You may be wondering why we need Effect at all. Why not just derive side-effects directly from the view model’s state?

It’s sometimes possible to use view model directly, but in my experience mixing idempotent state changes with non-idempotent side-effects ends up being more complex than treating them separately.

In the example above, let’s say we decide to kick off a network operation if the view model state becomes loading (this operation happens outside of the reducer). If a Command.load is processed by the reducer once, then again, the output state will become loading then remain loading. With our simple logic, we will kick off two network requests. Is that what we want in all cases? Probably not.

In order to solve this problem, we would have to introduce more state checking in the code that kicks off the network operation. We’re now comparing the old state to the new state, but we’re already doing that inside the reducer! We’re now spreading business logic outside the reducer when our goal was the opposite.

The reducer is the best place to determine the next state and any side-effects that occur based on state changes.

Separating Request and Response

It may be a little difficult to understand how the asynchronous network request fits into this reducer, especially after seeing that the reducer itself is synchronous.

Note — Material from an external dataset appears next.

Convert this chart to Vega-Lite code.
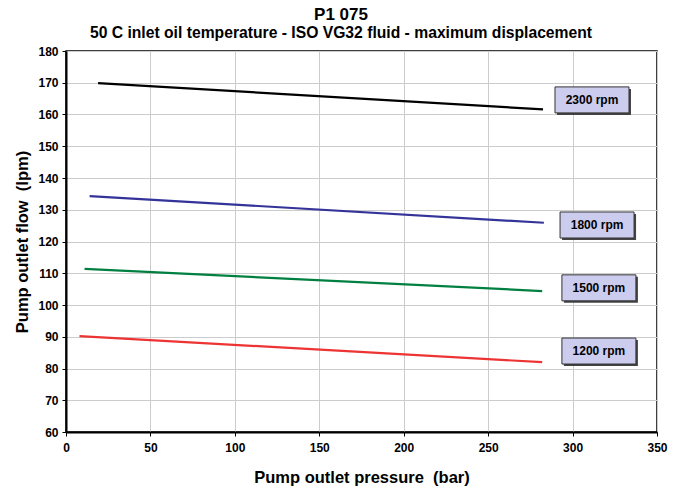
{
  "$schema": "https://vega.github.io/schema/vega-lite/v6.json",
  "width": 591,
  "height": 381,
  "autosize": {"type": "none"},
  "padding": {"left": 66, "top": 51, "right": 26, "bottom": 59},
  "background": "white",
  "title": {
    "text": "P1 075",
    "subtitle": "50 C inlet oil temperature - ISO VG32 fluid - maximum displacement",
    "font": "Liberation Sans",
    "fontSize": 17,
    "fontWeight": "bold",
    "color": "black",
    "subtitleFont": "Liberation Sans",
    "subtitleFontSize": 15.7,
    "subtitleFontWeight": "bold",
    "subtitleColor": "black",
    "subtitlePadding": 2,
    "offset": 3,
    "anchor": "middle",
    "frame": "bounds"
  },
  "config": {
    "view": {"stroke": "black", "strokeWidth": 1.5},
    "axis": {
      "labelFont": "Liberation Sans",
      "labelFontSize": 12,
      "labelFontWeight": "bold",
      "labelColor": "black",
      "labelFlush": false,
      "labelOverlap": false,
      "titleFont": "Liberation Sans",
      "titleFontSize": 16.5,
      "titleFontWeight": "bold",
      "titleColor": "black",
      "domainColor": "black",
      "domainWidth": 2,
      "tickColor": "black",
      "tickSize": 4,
      "gridColor": "#cccccc",
      "gridWidth": 1
    }
  },
  "datasets": {
    "curves": [
      {"speed": "2300 rpm", "pressure": 19, "flow": 169.9},
      {"speed": "2300 rpm", "pressure": 282.5, "flow": 161.6},
      {"speed": "1800 rpm", "pressure": 14, "flow": 134.3},
      {"speed": "1800 rpm", "pressure": 283, "flow": 125.9},
      {"speed": "1500 rpm", "pressure": 11, "flow": 111.4},
      {"speed": "1500 rpm", "pressure": 282, "flow": 104.4},
      {"speed": "1200 rpm", "pressure": 8, "flow": 90.2},
      {"speed": "1200 rpm", "pressure": 282, "flow": 82.0}
    ],
    "labels": [
      {"speed": "2300 rpm", "pressure": 311.5, "flow": 164.6},
      {"speed": "1800 rpm", "pressure": 314.5, "flow": 125.2},
      {"speed": "1500 rpm", "pressure": 315.6, "flow": 105.4},
      {"speed": "1200 rpm", "pressure": 315.6, "flow": 85.5}
    ]
  },
  "encoding": {
    "x": {
      "field": "pressure", "type": "quantitative",
      "scale": {"domain": [0, 350], "nice": false},
      "axis": {"values": [0, 50, 100, 150, 200, 250, 300, 350], "title": "Pump outlet pressure \u00a0(bar)", "titlePadding": 16, "labelPadding": 6}
    },
    "y": {
      "field": "flow", "type": "quantitative",
      "scale": {"domain": [60, 180], "nice": false, "zero": false},
      "axis": {"values": [60, 70, 80, 90, 100, 110, 120, 130, 140, 150, 160, 170, 180], "title": "Pump outlet flow \u00a0(lpm)", "titlePadding": 7, "labelPadding": 4}
    }
  },
  "layer": [
    {
      "data": {"name": "curves"},
      "mark": {"type": "line", "strokeWidth": 2.2},
      "encoding": {
        "color": {
          "field": "speed", "type": "nominal",
          "scale": {"domain": ["2300 rpm", "1800 rpm", "1500 rpm", "1200 rpm"], "range": ["#000000", "#333399", "#008040", "#ee3333"]},
          "legend": null
        },
        "detail": {"field": "speed"}
      }
    },
    {
      "data": {"name": "labels"},
      "mark": {"type": "rect", "width": 74, "height": 26, "fill": "#444444", "xOffset": 2, "yOffset": 2},
      "encoding": {}
    },
    {
      "data": {"name": "labels"},
      "mark": {"type": "rect", "width": 74, "height": 26, "fill": "#ccccee", "stroke": "#333333", "strokeWidth": 1},
      "encoding": {}
    },
    {
      "data": {"name": "labels"},
      "mark": {"type": "text", "font": "Liberation Sans", "fontSize": 12, "fontWeight": "bold", "color": "black", "align": "center", "baseline": "middle"},
      "encoding": {
        "text": {"field": "speed"}
      }
    }
  ]
}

The short answer is that we’ll see in the next post about interactors.

But to give a brief preview, the way we’ll handle asynchronous operations is by separating the request from its response. In the eyes of the reducer, the network request is just another Effect. In the eyes of the reducer, the response to that network request is just another Command that will potentially change the view state depending on when that Command is received. Anything could have happened to the view state while the asynchronous request was being made. Any situation like this will be handled in the same way: as just another input at some point in time.

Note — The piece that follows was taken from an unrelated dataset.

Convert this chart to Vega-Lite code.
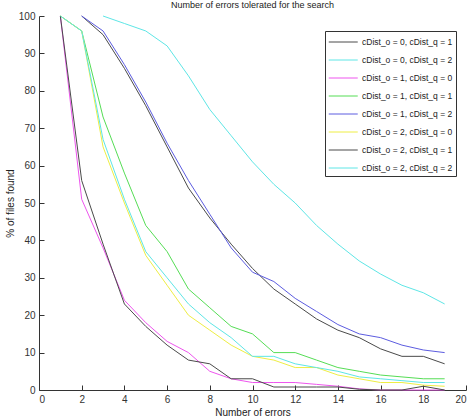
{
  "$schema": "https://vega.github.io/schema/vega-lite/v6.json",
  "width": 427,
  "height": 374,
  "autosize": {"type": "none"},
  "padding": {"left": 39, "top": 16, "right": 8, "bottom": 28},
  "background": "white",
  "title": {"text": "Number of errors tolerated for the search", "fontSize": 9, "fontWeight": "normal", "font": "Liberation Sans", "offset": 1, "anchor": "middle", "color": "#222"},
  "config": {
    "view": {"stroke": null},
    "font": "Liberation Sans",
    "axis": {"domainColor": "#333", "tickColor": "#333", "labelColor": "#333", "titleColor": "#222", "labelFont": "Liberation Sans", "titleFont": "Liberation Sans", "labelFontSize": 10, "titleFontSize": 10, "titleFontWeight": "normal", "grid": false, "tickSize": -5, "labelPadding": 9}
  },
  "data": {"values": [
    {"s": "cDist_o = 0, cDist_q = 1", "x": 2, "y": 100}, {"s": "cDist_o = 0, cDist_q = 1", "x": 3, "y": 95}, {"s": "cDist_o = 0, cDist_q = 1", "x": 4, "y": 86}, {"s": "cDist_o = 0, cDist_q = 1", "x": 5, "y": 76}, {"s": "cDist_o = 0, cDist_q = 1", "x": 6, "y": 65}, {"s": "cDist_o = 0, cDist_q = 1", "x": 7, "y": 54}, {"s": "cDist_o = 0, cDist_q = 1", "x": 8, "y": 46}, {"s": "cDist_o = 0, cDist_q = 1", "x": 9, "y": 39}, {"s": "cDist_o = 0, cDist_q = 1", "x": 10, "y": 32.5}, {"s": "cDist_o = 0, cDist_q = 1", "x": 11, "y": 27}, {"s": "cDist_o = 0, cDist_q = 1", "x": 12, "y": 23}, {"s": "cDist_o = 0, cDist_q = 1", "x": 13, "y": 19}, {"s": "cDist_o = 0, cDist_q = 1", "x": 14, "y": 16}, {"s": "cDist_o = 0, cDist_q = 1", "x": 15, "y": 14}, {"s": "cDist_o = 0, cDist_q = 1", "x": 16, "y": 11}, {"s": "cDist_o = 0, cDist_q = 1", "x": 17, "y": 9}, {"s": "cDist_o = 0, cDist_q = 1", "x": 18, "y": 9}, {"s": "cDist_o = 0, cDist_q = 1", "x": 19, "y": 7},
    {"s": "cDist_o = 0, cDist_q = 2", "x": 3, "y": 100}, {"s": "cDist_o = 0, cDist_q = 2", "x": 4, "y": 98}, {"s": "cDist_o = 0, cDist_q = 2", "x": 5, "y": 96}, {"s": "cDist_o = 0, cDist_q = 2", "x": 6, "y": 92}, {"s": "cDist_o = 0, cDist_q = 2", "x": 7, "y": 84}, {"s": "cDist_o = 0, cDist_q = 2", "x": 8, "y": 75}, {"s": "cDist_o = 0, cDist_q = 2", "x": 9, "y": 68}, {"s": "cDist_o = 0, cDist_q = 2", "x": 10, "y": 61}, {"s": "cDist_o = 0, cDist_q = 2", "x": 11, "y": 55}, {"s": "cDist_o = 0, cDist_q = 2", "x": 12, "y": 50}, {"s": "cDist_o = 0, cDist_q = 2", "x": 13, "y": 44}, {"s": "cDist_o = 0, cDist_q = 2", "x": 14, "y": 39}, {"s": "cDist_o = 0, cDist_q = 2", "x": 15, "y": 34.5}, {"s": "cDist_o = 0, cDist_q = 2", "x": 16, "y": 31}, {"s": "cDist_o = 0, cDist_q = 2", "x": 17, "y": 28}, {"s": "cDist_o = 0, cDist_q = 2", "x": 18, "y": 26}, {"s": "cDist_o = 0, cDist_q = 2", "x": 19, "y": 23},
    {"s": "cDist_o = 1, cDist_q = 0", "x": 1, "y": 100}, {"s": "cDist_o = 1, cDist_q = 0", "x": 2, "y": 51}, {"s": "cDist_o = 1, cDist_q = 0", "x": 3, "y": 38}, {"s": "cDist_o = 1, cDist_q = 0", "x": 4, "y": 24}, {"s": "cDist_o = 1, cDist_q = 0", "x": 5, "y": 18}, {"s": "cDist_o = 1, cDist_q = 0", "x": 6, "y": 13}, {"s": "cDist_o = 1, cDist_q = 0", "x": 7, "y": 10}, {"s": "cDist_o = 1, cDist_q = 0", "x": 8, "y": 5}, {"s": "cDist_o = 1, cDist_q = 0", "x": 9, "y": 3}, {"s": "cDist_o = 1, cDist_q = 0", "x": 10, "y": 2}, {"s": "cDist_o = 1, cDist_q = 0", "x": 11, "y": 2}, {"s": "cDist_o = 1, cDist_q = 0", "x": 12, "y": 2}, {"s": "cDist_o = 1, cDist_q = 0", "x": 13, "y": 1.5}, {"s": "cDist_o = 1, cDist_q = 0", "x": 14, "y": 1}, {"s": "cDist_o = 1, cDist_q = 0", "x": 15, "y": 0.3}, {"s": "cDist_o = 1, cDist_q = 0", "x": 16, "y": 0}, {"s": "cDist_o = 1, cDist_q = 0", "x": 17, "y": 0}, {"s": "cDist_o = 1, cDist_q = 0", "x": 18, "y": 0}, {"s": "cDist_o = 1, cDist_q = 0", "x": 19, "y": 0},
    {"s": "cDist_o = 1, cDist_q = 1", "x": 1, "y": 100}, {"s": "cDist_o = 1, cDist_q = 1", "x": 2, "y": 96}, {"s": "cDist_o = 1, cDist_q = 1", "x": 3, "y": 73}, {"s": "cDist_o = 1, cDist_q = 1", "x": 4, "y": 58}, {"s": "cDist_o = 1, cDist_q = 1", "x": 5, "y": 44}, {"s": "cDist_o = 1, cDist_q = 1", "x": 6, "y": 37}, {"s": "cDist_o = 1, cDist_q = 1", "x": 7, "y": 27}, {"s": "cDist_o = 1, cDist_q = 1", "x": 8, "y": 22}, {"s": "cDist_o = 1, cDist_q = 1", "x": 9, "y": 17}, {"s": "cDist_o = 1, cDist_q = 1", "x": 10, "y": 15}, {"s": "cDist_o = 1, cDist_q = 1", "x": 11, "y": 10}, {"s": "cDist_o = 1, cDist_q = 1", "x": 12, "y": 10}, {"s": "cDist_o = 1, cDist_q = 1", "x": 13, "y": 8}, {"s": "cDist_o = 1, cDist_q = 1", "x": 14, "y": 6}, {"s": "cDist_o = 1, cDist_q = 1", "x": 15, "y": 5}, {"s": "cDist_o = 1, cDist_q = 1", "x": 16, "y": 4}, {"s": "cDist_o = 1, cDist_q = 1", "x": 17, "y": 3.5}, {"s": "cDist_o = 1, cDist_q = 1", "x": 18, "y": 3}, {"s": "cDist_o = 1, cDist_q = 1", "x": 19, "y": 3},
    {"s": "cDist_o = 1, cDist_q = 2", "x": 2, "y": 100}, {"s": "cDist_o = 1, cDist_q = 2", "x": 3, "y": 96}, {"s": "cDist_o = 1, cDist_q = 2", "x": 4, "y": 87}, {"s": "cDist_o = 1, cDist_q = 2", "x": 5, "y": 77}, {"s": "cDist_o = 1, cDist_q = 2", "x": 6, "y": 66}, {"s": "cDist_o = 1, cDist_q = 2", "x": 7, "y": 56}, {"s": "cDist_o = 1, cDist_q = 2", "x": 8, "y": 47}, {"s": "cDist_o = 1, cDist_q = 2", "x": 9, "y": 38}, {"s": "cDist_o = 1, cDist_q = 2", "x": 10, "y": 31.5}, {"s": "cDist_o = 1, cDist_q = 2", "x": 11, "y": 29}, {"s": "cDist_o = 1, cDist_q = 2", "x": 12, "y": 24.5}, {"s": "cDist_o = 1, cDist_q = 2", "x": 13, "y": 21}, {"s": "cDist_o = 1, cDist_q = 2", "x": 14, "y": 17.5}, {"s": "cDist_o = 1, cDist_q = 2", "x": 15, "y": 15}, {"s": "cDist_o = 1, cDist_q = 2", "x": 16, "y": 14}, {"s": "cDist_o = 1, cDist_q = 2", "x": 17, "y": 12}, {"s": "cDist_o = 1, cDist_q = 2", "x": 18, "y": 10.7}, {"s": "cDist_o = 1, cDist_q = 2", "x": 19, "y": 10},
    {"s": "cDist_o = 2, cDist_q = 0", "x": 1, "y": 100}, {"s": "cDist_o = 2, cDist_q = 0", "x": 2, "y": 96}, {"s": "cDist_o = 2, cDist_q = 0", "x": 3, "y": 65}, {"s": "cDist_o = 2, cDist_q = 0", "x": 4, "y": 50}, {"s": "cDist_o = 2, cDist_q = 0", "x": 5, "y": 36}, {"s": "cDist_o = 2, cDist_q = 0", "x": 6, "y": 28}, {"s": "cDist_o = 2, cDist_q = 0", "x": 7, "y": 20}, {"s": "cDist_o = 2, cDist_q = 0", "x": 8, "y": 16}, {"s": "cDist_o = 2, cDist_q = 0", "x": 9, "y": 12}, {"s": "cDist_o = 2, cDist_q = 0", "x": 10, "y": 9}, {"s": "cDist_o = 2, cDist_q = 0", "x": 11, "y": 8}, {"s": "cDist_o = 2, cDist_q = 0", "x": 12, "y": 6}, {"s": "cDist_o = 2, cDist_q = 0", "x": 13, "y": 6}, {"s": "cDist_o = 2, cDist_q = 0", "x": 14, "y": 4}, {"s": "cDist_o = 2, cDist_q = 0", "x": 15, "y": 3}, {"s": "cDist_o = 2, cDist_q = 0", "x": 16, "y": 2}, {"s": "cDist_o = 2, cDist_q = 0", "x": 17, "y": 2}, {"s": "cDist_o = 2, cDist_q = 0", "x": 18, "y": 1.3}, {"s": "cDist_o = 2, cDist_q = 0", "x": 19, "y": 1},
    {"s": "cDist_o = 2, cDist_q = 1", "x": 1, "y": 100}, {"s": "cDist_o = 2, cDist_q = 1", "x": 2, "y": 56}, {"s": "cDist_o = 2, cDist_q = 1", "x": 3, "y": 39}, {"s": "cDist_o = 2, cDist_q = 1", "x": 4, "y": 23}, {"s": "cDist_o = 2, cDist_q = 1", "x": 5, "y": 17}, {"s": "cDist_o = 2, cDist_q = 1", "x": 6, "y": 12}, {"s": "cDist_o = 2, cDist_q = 1", "x": 7, "y": 8}, {"s": "cDist_o = 2, cDist_q = 1", "x": 8, "y": 7}, {"s": "cDist_o = 2, cDist_q = 1", "x": 9, "y": 3}, {"s": "cDist_o = 2, cDist_q = 1", "x": 10, "y": 3}, {"s": "cDist_o = 2, cDist_q = 1", "x": 11, "y": 0.8}, {"s": "cDist_o = 2, cDist_q = 1", "x": 12, "y": 0.8}, {"s": "cDist_o = 2, cDist_q = 1", "x": 13, "y": 0.8}, {"s": "cDist_o = 2, cDist_q = 1", "x": 14, "y": 0.8}, {"s": "cDist_o = 2, cDist_q = 1", "x": 15, "y": 0.2}, {"s": "cDist_o = 2, cDist_q = 1", "x": 16, "y": 0}, {"s": "cDist_o = 2, cDist_q = 1", "x": 17, "y": 0}, {"s": "cDist_o = 2, cDist_q = 1", "x": 18, "y": 1}, {"s": "cDist_o = 2, cDist_q = 1", "x": 19, "y": 0},
    {"s": "cDist_o = 2, cDist_q = 2", "x": 1, "y": 100}, {"s": "cDist_o = 2, cDist_q = 2", "x": 2, "y": 96}, {"s": "cDist_o = 2, cDist_q = 2", "x": 3, "y": 67}, {"s": "cDist_o = 2, cDist_q = 2", "x": 4, "y": 51}, {"s": "cDist_o = 2, cDist_q = 2", "x": 5, "y": 37}, {"s": "cDist_o = 2, cDist_q = 2", "x": 6, "y": 30}, {"s": "cDist_o = 2, cDist_q = 2", "x": 7, "y": 23}, {"s": "cDist_o = 2, cDist_q = 2", "x": 8, "y": 18}, {"s": "cDist_o = 2, cDist_q = 2", "x": 9, "y": 14}, {"s": "cDist_o = 2, cDist_q = 2", "x": 10, "y": 9}, {"s": "cDist_o = 2, cDist_q = 2", "x": 11, "y": 9}, {"s": "cDist_o = 2, cDist_q = 2", "x": 12, "y": 7}, {"s": "cDist_o = 2, cDist_q = 2", "x": 13, "y": 6}, {"s": "cDist_o = 2, cDist_q = 2", "x": 14, "y": 5}, {"s": "cDist_o = 2, cDist_q = 2", "x": 15, "y": 3.5}, {"s": "cDist_o = 2, cDist_q = 2", "x": 16, "y": 3}, {"s": "cDist_o = 2, cDist_q = 2", "x": 17, "y": 2.5}, {"s": "cDist_o = 2, cDist_q = 2", "x": 18, "y": 2}, {"s": "cDist_o = 2, cDist_q = 2", "x": 19, "y": 2}
  ]},
  "mark": {"type": "line", "strokeWidth": 1},
  "encoding": {
    "x": {"field": "x", "type": "quantitative", "scale": {"domain": [0, 20], "nice": false}, "axis": {"title": "Number of errors", "values": [0, 2, 4, 6, 8, 10, 12, 14, 16, 18, 20], "titlePadding": 3}},
    "y": {"field": "y", "type": "quantitative", "scale": {"domain": [0, 100], "nice": false}, "axis": {"title": "% of files found", "values": [0, 10, 20, 30, 40, 50, 60, 70, 80, 90, 100], "titlePadding": 3}},
    "color": {"field": "s", "type": "nominal",
      "scale": {"domain": ["cDist_o = 0, cDist_q = 1", "cDist_o = 0, cDist_q = 2", "cDist_o = 1, cDist_q = 0", "cDist_o = 1, cDist_q = 1", "cDist_o = 1, cDist_q = 2", "cDist_o = 2, cDist_q = 0", "cDist_o = 2, cDist_q = 1", "cDist_o = 2, cDist_q = 2"],
        "range": ["#4a4a4a", "#5ee6e6", "#ee55ee", "#55dd55", "#5c5ce0", "#eeee44", "#4a4a4a", "#5ee6e6"]},
      "legend": {"orient": "none", "legendX": 286, "legendY": 15, "title": null, "strokeColor": "#333", "fillColor": "white", "padding": 3, "symbolType": "M-1,0H3", "symbolSize": 210, "symbolStrokeWidth": 1, "labelFontSize": 8.5, "labelFont": "Liberation Sans", "labelColor": "#222", "labelOffset": 18, "rowPadding": 5, "cornerRadius": 0}
    }
  }
}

In a simple view model like our example, it may seem like overkill to split the request and response. But think about a recent occasion when you’ve had to change some state based on multiple asynchronous requests triggered from multiple places in your view controller. How easy was it to make these changes in a performant and thread-safe manner? How sure were you that you had handled all the edge cases? How easy was it to test? How easy would it be to change this code based on new requirements?

Pros and Cons of Reducers

Pros

Testing - Using value types as input/output messages to a stateless static function makes this logic trivial to test. It’s so trivial you’ll think you’ve done something wrong. You can write a test for each valid transition in complete isolation.
Modifying code - Adding new inputs or new view states is difficult, but in a good way. The Swift compiler will guide you through the process by ensuring you’ve still handled all possible combinations of commands and view states. Your tests will ensure you haven’t broken any existing transitions.
Reading code - Your view state transition code is easy to find: it’s in the reducer. It’s keyed by command and view state. You don’t have to hunt through a 1000 line view controller to determine which of several possible functions could be changing your view state.
Modeling state, transitions, and effects - Modeling each of these concerns separately allows us to give each the proper consideration and do so in isolation.
Templated problem solving - I really love having a template I can follow to solve problems step by step. I can only fit so much in my head at once. Starting from modeling all states of a view then moving on to all the ways that view state can be changed allows me to focus on one problem at a time and be confident that there are no edge cases I haven’t handled. The Swift compiler always has my back.

Cons

Conclusion

In this post, we discussed using reducers as a single location to describe view state transitions and any side-effects based on those transitions.

We looked at a reusable skeleton implementation for a reducer and its four parts: Command, ViewModel, Effect, and State. We looked at the reducer function itself and the way we can use switch to handle all transitions (both valid and invalid) of the state machine.